Kevin Davis: why I should be the next Conservative London Mayor

Kevin Davis: why I should be the next Conservative London Mayor

I want to be the next Conservative Mayor of London and I believe I am well qualified. I have led a London borough, grown businesses, started charities and acted on the West End stage. I was born in London, brought up in London and have raised a family here. I know London and I know the important role it has as both a global city and a capital city.

But London, like the London Conservatives, is at a crossroads. Growing pains, rising crime and underinvested transport define London after two years of Sadiq Khan. The Conservatives in London need a narrative and a vision to tell Londoners why we deserve to run London.

London is a divided city. The Labour Mayor and the Left have always sought to divide us and see division as the space in which they thrive. Khan divides us on faith, ethnicity, Leave or Remain, Inner or Outer London. The Left pour vinegar on our divisions but the future story of the Conservative party is how we bring the city together once we leave the European Union.

The Conservative London message must be that we will heal those divisions and tackle the big issues together. I talk about our vision being of OneLondon – Londoners working together to tackle our future and ensuring that London is built on its communities and its boroughs, not on the Mayor’s office.

On crime we need to give more control over local policing to the boroughs and their leaders and end the centralisation under Khan that divides communities between those who get policing and those who don’t. Knife crime is the most difficult issue to tackle today, but with crime rising who knows what will we need to deal with by 2020.

Personally, I believe we need to increase stop and search and start using portable knife arches at stations on a random basis, especially where we know crime hotspots are. My father was a Metropolitan Police officer and he always believed that those with nothing to hide have nothing to fear. With scooter crime we need to see what can be done to ensure only clear visor helmets are used and restrict pillion riders. We also need to be careful about how we report and talk about crime.
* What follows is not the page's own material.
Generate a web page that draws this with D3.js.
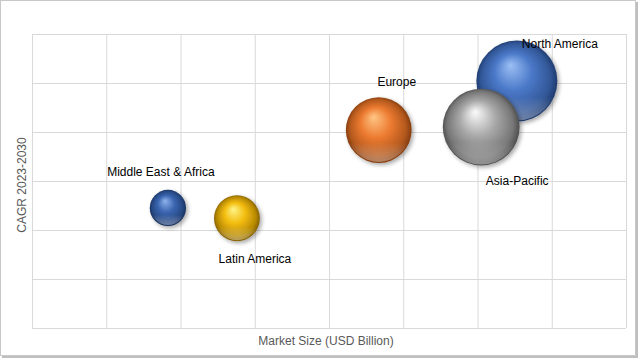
<!DOCTYPE html>
<html>
<head>
<meta charset="utf-8">
<script src="https://cdn.jsdelivr.net/npm/d3@7"></script>
<style>
  body { margin: 0; background: #fff; }
  svg { display: block; font-family: "Liberation Sans", Arial, sans-serif; }
  .grid line { stroke: #d9d9d9; stroke-width: 1; }
  .grid path { display: none; }
  .label { font-size: 12px; fill: #000; }
  .title { font-size: 12px; fill: #595959; }
</style>
</head>
<body>
<svg id="chart" width="641" height="359"></svg>
<script>
// data
var regions = ["Middle East & Africa", "Latin America", "Europe", "North America", "Asia-Pacific"];
var marketSize = [1.83, 2.76, 4.67, 6.53, 6.05];
var cagr = [2.45, 2.24, 4.04, 5.04, 4.10];
var bubbleSize = [20, 32, 66, 100, 90];

// sphere colours: [highlight, base, dark]
var palette = [
  ["#8fb2ec", "#3a65b0", "#142a55"],
  ["#fff48a", "#f2bb0a", "#7a5600"],
  ["#ffc685", "#ec7a30", "#7a360a"],
  ["#9cc0f5", "#4a78c8", "#1a3566"],
  ["#fbfbfb", "#a8a8a8", "#454545"]
];
// label offsets from bubble centre
var labelDx = [-7, 18, 18, 43, 36];
var labelDy = [-36, 41, -48, -37, 54];

var margin = {top: 34, right: 15, bottom: 31, left: 32};
var width = 641 - margin.left - margin.right;
var height = 359 - margin.top - margin.bottom;

var svg = d3.select("#chart");
var defs = svg.append("defs");

// outer frame
svg.append("rect")
    .attr("x", 2).attr("y", 2).attr("width", 636).attr("height", 356)
    .attr("fill", "#bfbfbf");
svg.append("rect")
    .attr("x", 0.5).attr("y", 0.5).attr("width", 635).attr("height", 355)
    .attr("fill", "#fff")
    .attr("stroke", "#c8c8c8");

var x = d3.scaleLinear().domain([0, 8]).range([0, width]);
var y = d3.scaleLinear().domain([0, 6]).range([height, 0]);
var r = d3.scaleSqrt().domain([0, 100]).range([0, 40.5]);

var g = svg.append("g")
    .attr("transform", "translate(" + margin.left + "," + margin.top + ")");

g.append("g")
    .attr("class", "grid")
    .attr("transform", "translate(0," + height + ")")
    .call(d3.axisBottom(x).ticks(8).tickSize(-height).tickFormat(""));
g.append("g")
    .attr("class", "grid")
    .call(d3.axisLeft(y).ticks(6).tickSize(-width).tickFormat(""));

// shadow filter
var f = defs.append("filter").attr("id", "shadow")
    .attr("x", "-30%").attr("y", "-30%").attr("width", "160%").attr("height", "160%");
f.append("feGaussianBlur").attr("in", "SourceAlpha").attr("stdDeviation", 2);
f.append("feOffset").attr("dx", 1.5).attr("dy", 2).attr("result", "b");
f.append("feComponentTransfer").append("feFuncA").attr("type", "linear").attr("slope", 0.35);
var merge = f.append("feMerge");
merge.append("feMergeNode");
merge.append("feMergeNode").attr("in", "SourceGraphic");

palette.forEach(function(c, i) {
  var grad = defs.append("radialGradient")
      .attr("id", "sphere" + i)
      .attr("cx", "50%").attr("cy", "50%").attr("r", "52%")
      .attr("fx", "42%").attr("fy", "30%");
  grad.append("stop").attr("offset", "0%").attr("stop-color", c[0]);
  grad.append("stop").attr("offset", "45%").attr("stop-color", c[1]);
  grad.append("stop").attr("offset", "82%").attr("stop-color", d3.interpolateRgb(c[1], c[2])(0.5));
  grad.append("stop").attr("offset", "100%").attr("stop-color", c[2]);
});

// bottom reflection
var refl = defs.append("linearGradient").attr("id", "refl")
    .attr("x1", 0).attr("y1", 0).attr("x2", 0).attr("y2", 1);
refl.append("stop").attr("offset", "70%").attr("stop-color", "#fff").attr("stop-opacity", 0);
refl.append("stop").attr("offset", "100%").attr("stop-color", "#fff").attr("stop-opacity", 0.35);

var data = regions.map(function(name, i) {
  return {name: name, x: marketSize[i], y: cagr[i], s: bubbleSize[i], i: i};
});

var bubbles = g.selectAll(".bubble").data(data)
  .enter().append("g")
    .attr("class", "bubble");

bubbles.append("circle")
    .attr("cx", function(d) { return x(d.x); })
    .attr("cy", function(d) { return y(d.y); })
    .attr("r", function(d) { return r(d.s); })
    .attr("fill", function(d) { return "url(#sphere" + d.i + ")"; })
    .attr("filter", "url(#shadow)");

bubbles.append("circle")
    .attr("cx", function(d) { return x(d.x); })
    .attr("cy", function(d) { return y(d.y); })
    .attr("r", function(d) { return r(d.s) - 1; })
    .attr("fill", "url(#refl)");

g.selectAll(".label").data(data)
  .enter().append("text")
    .attr("class", "label")
    .attr("text-anchor", "middle")
    .attr("dy", "0.35em")
    .attr("x", function(d) { return x(d.x) + labelDx[d.i]; })
    .attr("y", function(d) { return y(d.y) + labelDy[d.i]; })
    .text(function(d) { return d.name; });

svg.append("text")
    .attr("class", "title")
    .attr("text-anchor", "middle")
    .attr("x", 326)
    .attr("y", 345)
    .text("Market Size (USD Billion)");

svg.append("text")
    .attr("class", "title")
    .attr("text-anchor", "middle")
    .attr("transform", "translate(26,185) rotate(-90)")
    .text("CAGR 2023-2030");
</script>
</body>
</html>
It suits Khan’s narrative to divide us by blaming government funding for rising crime but as any borough leader will tell you there are many ways to maintain services with a declining budget. Khan’s problem is that he does not understand London local government and appears not to speak to those in his team who do.

On transport we need to reform the entire fare structure so that we move away from the complicated multi-zone approach to a simpler fares system, a OneLondon system. Additionally, I think it is time we gave Londoners a fairer share of the benefits of living in London in a way that improves the quality of life of all Londoners. How we do that is something we need to develop over the coming months.
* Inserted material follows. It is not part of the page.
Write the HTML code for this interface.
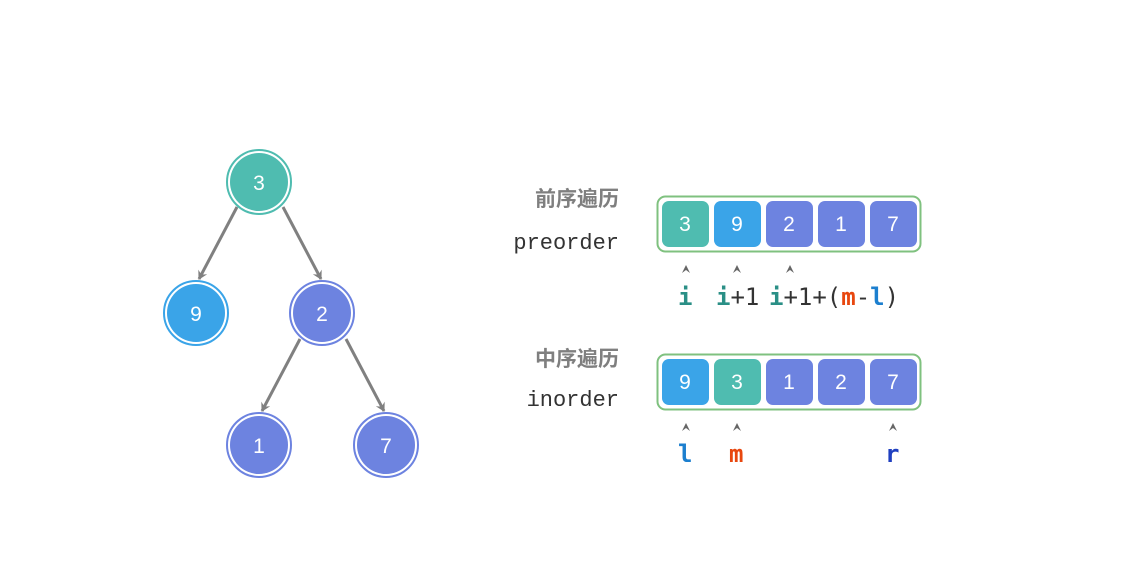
<!DOCTYPE html>
<html><head><meta charset="utf-8"><style>
html,body{margin:0;padding:0;background:#fff;}
svg{display:block;}
.cn{font-family:"Liberation Sans","Noto Sans CJK SC",sans-serif;font-weight:bold;font-size:21px;fill:#7f7f7f;}
.mono{font-family:"Liberation Mono","DejaVu Sans Mono",monospace;font-size:22px;fill:#333;}
.num{font-family:"Liberation Sans","DejaVu Sans",sans-serif;font-size:21px;fill:#fff;}
.idx{font-family:"DejaVu Sans Mono","Liberation Mono",monospace;font-size:24px;fill:#333;}
.car{font-family:"DejaVu Sans",sans-serif;font-size:13px;fill:#666;}
</style></head><body>
<svg width="1147" height="577" viewBox="0 0 1147 577" xmlns="http://www.w3.org/2000/svg">
<defs>
<marker id="ah" markerWidth="10" markerHeight="10" refX="8" refY="5" orient="auto" markerUnits="userSpaceOnUse">
<path d="M0,0 L9,5 L0,10 L3,5 Z" fill="#808080"/></marker>
</defs>
<g stroke="#808080" stroke-width="3" fill="none" marker-end="url(#ah)">
<line x1="237" y1="207" x2="199" y2="279"/>
<line x1="283" y1="207" x2="321" y2="279"/>
<line x1="300" y1="339" x2="262" y2="411"/>
<line x1="346" y1="339" x2="384" y2="411"/>
</g>
<g>
<circle cx="259" cy="182" r="32" fill="#fff" stroke="#4fbcb0" stroke-width="2"/><circle cx="259" cy="182" r="29" fill="#4fbcb0"/>
<circle cx="196" cy="313" r="32" fill="#fff" stroke="#3aa4e8" stroke-width="2"/><circle cx="196" cy="313" r="29" fill="#3aa4e8"/>
<circle cx="322" cy="313" r="32" fill="#fff" stroke="#6d83e0" stroke-width="2"/><circle cx="322" cy="313" r="29" fill="#6d83e0"/>
<circle cx="259" cy="445" r="32" fill="#fff" stroke="#6d83e0" stroke-width="2"/><circle cx="259" cy="445" r="29" fill="#6d83e0"/>
<circle cx="386" cy="445" r="32" fill="#fff" stroke="#6d83e0" stroke-width="2"/><circle cx="386" cy="445" r="29" fill="#6d83e0"/>
</g>
<g class="num" text-anchor="middle">
<text x="259" y="190">3</text><text x="196" y="321">9</text><text x="322" y="321">2</text><text x="259" y="453">1</text><text x="386" y="453">7</text>
</g>
<text class="cn" x="619" y="206" text-anchor="end">前序遍历</text>
<text class="mono" x="619" y="249" text-anchor="end">preorder</text>
<text class="cn" x="619" y="366" text-anchor="end">中序遍历</text>
<text class="mono" x="619" y="406" text-anchor="end">inorder</text>
<rect x="657.5" y="196.5" width="263" height="55" rx="8" fill="#fff" stroke="#7fc17f" stroke-width="2"/>
<rect x="657.5" y="354.5" width="263" height="55" rx="8" fill="#fff" stroke="#7fc17f" stroke-width="2"/>
<g>
<rect x="662" y="201" width="47" height="46" rx="7" fill="#4fbcb0"/>
<rect x="714" y="201" width="47" height="46" rx="7" fill="#3aa4e8"/>
<rect x="766" y="201" width="47" height="46" rx="7" fill="#6d83e0"/>
<rect x="818" y="201" width="47" height="46" rx="7" fill="#6d83e0"/>
<rect x="870" y="201" width="47" height="46" rx="7" fill="#6d83e0"/>
<rect x="662" y="359" width="47" height="46" rx="7" fill="#3aa4e8"/>
<rect x="714" y="359" width="47" height="46" rx="7" fill="#4fbcb0"/>
<rect x="766" y="359" width="47" height="46" rx="7" fill="#6d83e0"/>
<rect x="818" y="359" width="47" height="46" rx="7" fill="#6d83e0"/>
<rect x="870" y="359" width="47" height="46" rx="7" fill="#6d83e0"/>
</g>
<g class="num" text-anchor="middle">
<text x="685" y="231">3</text><text x="737" y="231">9</text><text x="789" y="231">2</text><text x="841" y="231">1</text><text x="893" y="231">7</text>
<text x="685" y="389">9</text><text x="737" y="389">3</text><text x="789" y="389">1</text><text x="841" y="389">2</text><text x="893" y="389">7</text>
</g>
<g fill="#666">
<path d="M682,273 L686,265 L690,273 L686,270 Z"/>
<path d="M733,273 L737,265 L741,273 L737,270 Z"/>
<path d="M786,273 L790,265 L794,273 L790,270 Z"/>
<path d="M682,431 L686,423 L690,431 L686,428 Z"/>
<path d="M733,431 L737,423 L741,431 L737,428 Z"/>
<path d="M889,431 L893,423 L897,431 L893,428 Z"/>
</g>
<text class="idx" x="678" y="305"><tspan fill="#2a8f86" font-weight="bold">i</tspan></text>
<text class="idx" x="716" y="305"><tspan fill="#2a8f86" font-weight="bold">i</tspan>+1</text>
<text class="idx" x="769" y="305"><tspan fill="#2a8f86" font-weight="bold">i</tspan>+1+(<tspan fill="#e8470f" font-weight="bold">m</tspan>-<tspan fill="#1c7fcf" font-weight="bold">l</tspan>)</text>
<text class="idx" x="678" y="462" fill="#1c7fcf" font-weight="bold" style="fill:#1c7fcf">l</text>
<text class="idx" x="729" y="462" font-weight="bold" style="fill:#e8470f">m</text>
<text class="idx" x="885" y="462" font-weight="bold" style="fill:#1f3fc0">r</text>
</svg>
</body></html>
Ever increasing housing targets are not getting more homes built and Londoners are beginning to lose patience with the lack of delivery. We need to question whether London can really build the homes we need, either in the quantities or at the speed required. Working together, we need to help boroughs support growth. We can start that by deregulating, by means of a less prescriptive London Plan. We should let boroughs, not Transport For London, plan for the future of TfL land and stop the ridiculous delays in getting homes built on public land as a whole. We also need to start using London money to help areas outside of London build more homes, supported by our infrastructure.

Over the coming months there will be lots of policy to adopt and new challenges to solve, but a OneLondon approach recognises that in a diverse London, formed from 32 boroughs and a financial centre, what we do together will create a more sustainable London and one that preserves the quality of life of all Londoners.
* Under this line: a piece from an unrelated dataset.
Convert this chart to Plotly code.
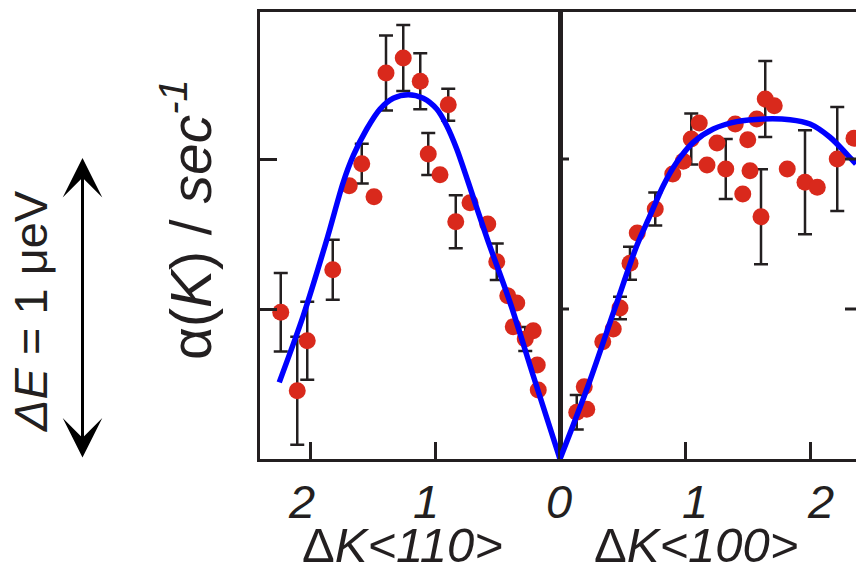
import plotly.graph_objects as go

# ---------------- data ----------------
# Left panel: Delta K along <110>
k110 = [2.234, 2.102, 2.022, 1.818, 1.686, 1.586, 1.488, 1.392, 1.254, 1.118, 1.054, 0.960,
        0.894, 0.834, 0.720, 0.578, 0.506, 0.418, 0.346, 0.374, 0.278, 0.214, 0.182, 0.174]
a110 = [0.978, 0.455, 0.789, 1.262, 1.822, 1.969, 1.749, 2.573, 2.673, 2.518, 2.033, 1.895,
        2.362, 1.582, 1.709, 1.567, 1.315, 1.089, 1.040, 0.882, 0.800, 0.855, 0.627, 0.460]
e110 = [0.262, 0.360, 0.260, 0.200, None, 0.133, None, 0.250, 0.220, 0.187, 0.140, None,
        0.107, 0.177, None, None, 0.122, None, None, None, 0.080, None, None, None]

# Right panel: Delta K along <100>
k100 = [0.134, 0.214, 0.194, 0.342, 0.426, 0.480, 0.560, 0.618, 0.762, 0.902, 0.986, 1.050,
        1.114, 1.176, 1.256, 1.326, 1.402, 1.462, 1.502, 1.520, 1.574, 1.608, 1.642, 1.714,
        1.818, 1.960, 2.058, 2.218, 2.352]
a100 = [0.311, 0.331, 0.482, 0.782, 0.867, 1.007, 1.305, 1.507, 1.667, 1.900, 1.985, 2.133,
        2.240, 1.960, 2.107, 1.933, 2.233, 1.767, 2.129, 1.922, 2.267, 1.615, 2.400, 2.355,
        1.933, 1.845, 1.811, 2.000, 2.138]
e100 = [0.115, None, None, None, None, 0.075, 0.110, None, 0.110, None, None, 0.170,
        None, None, None, 0.200, None, None, None, None, None, 0.317, 0.253, None,
        None, 0.346, None, 0.347, None]

# Fitted curves
fit110_k = [2.246, 2.054, 1.864, 1.734, 1.654, 1.546, 1.440, 1.334, 1.214, 1.094, 0.986,
            0.906, 0.826, 0.734, 0.582, 0.400, 0.214, 0.0]
fit110_a = [0.511, 0.955, 1.467, 1.845, 2.022, 2.200, 2.333, 2.405, 2.429, 2.405, 2.333,
            2.222, 2.067, 1.845, 1.467, 1.045, 0.555, 0.0]
fit100_k = [0.0, 0.23, 0.44, 0.614, 0.720, 0.826, 0.934, 1.066, 1.226, 1.414, 1.626, 1.840,
            2.000, 2.160, 2.294, 2.368]
fit100_a = [0.0, 0.50, 1.007, 1.422, 1.622, 1.822, 1.978, 2.111, 2.200, 2.249, 2.267, 2.262,
            2.233, 2.145, 2.033, 1.967]

x_ticks_110 = [2, 1]
x_ticks_100 = [0, 1, 2]
y_ticks = [1, 2]

# ---------------- styling ----------------
INK = "#231F20"
RED = "#D9291C"
BLUE = "#0000FF"
FONT = "Liberation Sans, Arial, sans-serif"

W, H = 856, 573
ML, MR, MT, MB = 260, 0, 12, 114
split = 300 / 596.0

fig = go.Figure()

err_style = dict(type="data", color=INK, thickness=2.5, width=7, visible=True)

fig.add_trace(go.Scatter(x=k110, y=a110, mode="markers", xaxis="x", yaxis="y",
                         marker=dict(size=17, color=RED),
                         error_y=dict(array=e110, **err_style), showlegend=False))
fig.add_trace(go.Scatter(x=k100, y=a100, mode="markers", xaxis="x2", yaxis="y2",
                         marker=dict(size=17, color=RED),
                         error_y=dict(array=e100, **err_style), showlegend=False))
fig.add_trace(go.Scatter(x=fit110_k, y=fit110_a, mode="lines", xaxis="x", yaxis="y",
                         line=dict(color=BLUE, width=5.5, shape="spline", smoothing=0.8),
                         showlegend=False))
fig.add_trace(go.Scatter(x=fit100_k, y=fit100_a, mode="lines", xaxis="x2", yaxis="y2",
                         line=dict(color=BLUE, width=5.5, shape="spline", smoothing=0.8),
                         showlegend=False))

common_x = dict(showline=True, linewidth=3, linecolor=INK, mirror=True, ticks="inside",
                ticklen=17, tickwidth=3, tickcolor=INK, showgrid=False, zeroline=False,
                showticklabels=False)

yr = [0, 447 / 150.0]

fig.update_layout(
    width=W, height=H,
    margin=dict(l=ML, r=MR, t=MT, b=MB),
    paper_bgcolor="white", plot_bgcolor="white",
    xaxis=dict(domain=[0, split], range=[2.4, 0], anchor="y", tickvals=x_ticks_110, **common_x),
    xaxis2=dict(domain=[split, 1], range=[0, 2.368], anchor="y2", tickvals=x_ticks_100, **common_x),
    yaxis=dict(range=yr, anchor="x", showline=True, linewidth=3, linecolor=INK, mirror=True,
               ticks="inside", ticklen=17, tickwidth=3, tickcolor=INK, tickvals=y_ticks,
               showticklabels=False, showgrid=False, zeroline=False),
    yaxis2=dict(range=yr, anchor="x2", matches="y", showline=True, linewidth=2, linecolor=INK,
                ticks="", showticklabels=False, showgrid=False, zeroline=False),
)

shapes = []
for yv in y_ticks:
    # ticks on the divider
    shapes.append(dict(type="line", xref="x2", yref="y2", xsizemode="pixel", xanchor=0,
                       x0=-9, x1=9, y0=yv, y1=yv, line=dict(color=INK, width=3)))
    # ticks on the right edge
    shapes.append(dict(type="line", xref="paper", yref="y2", xsizemode="pixel", xanchor=1,
                       x0=-11, x1=0, y0=yv, y1=yv, line=dict(color=INK, width=3)))
fig.update_layout(shapes=shapes)

plot_h = H - MT - MB
plot_w = W - ML - MR


def px_x(px):
    return (px - ML) / plot_w


def px_y(py):
    return (H - MB - py) / plot_h


tickfont = dict(family=FONT, size=47, color=INK, style="italic")
annotations = []
# tick labels (italic)
for v in x_ticks_110:
    annotations.append(dict(text=str(v), xref="x", yref="paper", x=v, y=px_y(502),
                            xanchor="center", yanchor="middle", showarrow=False,
                            xshift=-9, font=tickfont))
for v in x_ticks_100:
    annotations.append(dict(text=str(v), xref="x2", yref="paper", x=v, y=px_y(502),
                            xanchor="center", yanchor="middle", showarrow=False,
                            xshift=(10 if v else -1), font=tickfont))

annotations += [
    dict(text="\u0394<i>K&lt;110&gt;</i>", xref="paper", yref="paper",
         x=px_x(402), y=px_y(545), xanchor="center", yanchor="middle", showarrow=False,
         font=dict(family=FONT, size=49, color=INK)),
    dict(text="\u0394<i>K&lt;100&gt;</i>", xref="paper", yref="paper",
         x=px_x(696), y=px_y(545), xanchor="center", yanchor="middle", showarrow=False,
         font=dict(family=FONT, size=49, color=INK)),
    dict(text="\u03b1(<i>K</i>) / <i>sec</i><sup><i>-1</i></sup>", xref="paper", yref="paper",
         x=px_x(187), y=px_y(220), xanchor="center", yanchor="middle", showarrow=False,
         textangle=-90, font=dict(family=FONT, size=57, color=INK)),
    dict(text="<i>\u0394E</i> = 1 \u03bceV", xref="paper", yref="paper",
         x=px_x(30), y=px_y(311), xanchor="center", yanchor="middle", showarrow=False,
         textangle=-90, font=dict(family=FONT, size=47, color=INK)),
    dict(text="", xref="paper", yref="paper", x=px_x(82.5), y=px_y(158),
         showarrow=True, ax=0, ay=301, axref="pixel", ayref="pixel",
         arrowside="end+start", arrowhead=3, arrowsize=2.2, arrowwidth=3,
         arrowcolor="black", standoff=0, startstandoff=0),
]
fig.update_layout(annotations=annotations)

fig.write_html("out.html")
I want to be Mayor because I believe I have the skills and understanding of our city to create a Conservative vision for OneLondon and, importantly, I have the tenacity and will to hold Sadiq Khan to account and defeat him.

Kevin Davis is one of ten Conservative mayoral hopefuls included on a longlist of ten. This will be whittled down to a shortlist of three at the weekend and Conservative members in London will choose their candidate from that trio in time for their national party conference. You can follow Kevin on Twitter.

Categories: Comment

2 Comments

  1. ASLEF shrugged says:

    Crime rates have gone up across the UK not just London and they started rising while Boris was Mayor. To deny that this is a result of cuts to policing and local government budgets is akin to denying climate change but then it would take a very brave politician to publicly blame his own party.

    As for a OneLondon fare would that include the parts of Tube and rail that are outside Greater London? And how would it deal with Travelcards where the fares are set by the Dept. for Transport not TfL?

    Maybe London’s problems seem a lot simpler in leafy Kingston-upon-Thames, the least deprived borough in London according to Trust for London.

  2. ASLEF shrugged says:

    Ps having looked at the longlist of ten I’m now awaiting the last minute announcement that George Osborne or some other big hitter has been persuaded to run, much as the Tories produced Zac at the last minute. Or maybe the Tories don’t want to win, they’re happy to let Sadiq carry the can while the Treasury continues to underfund policing, transport , etc.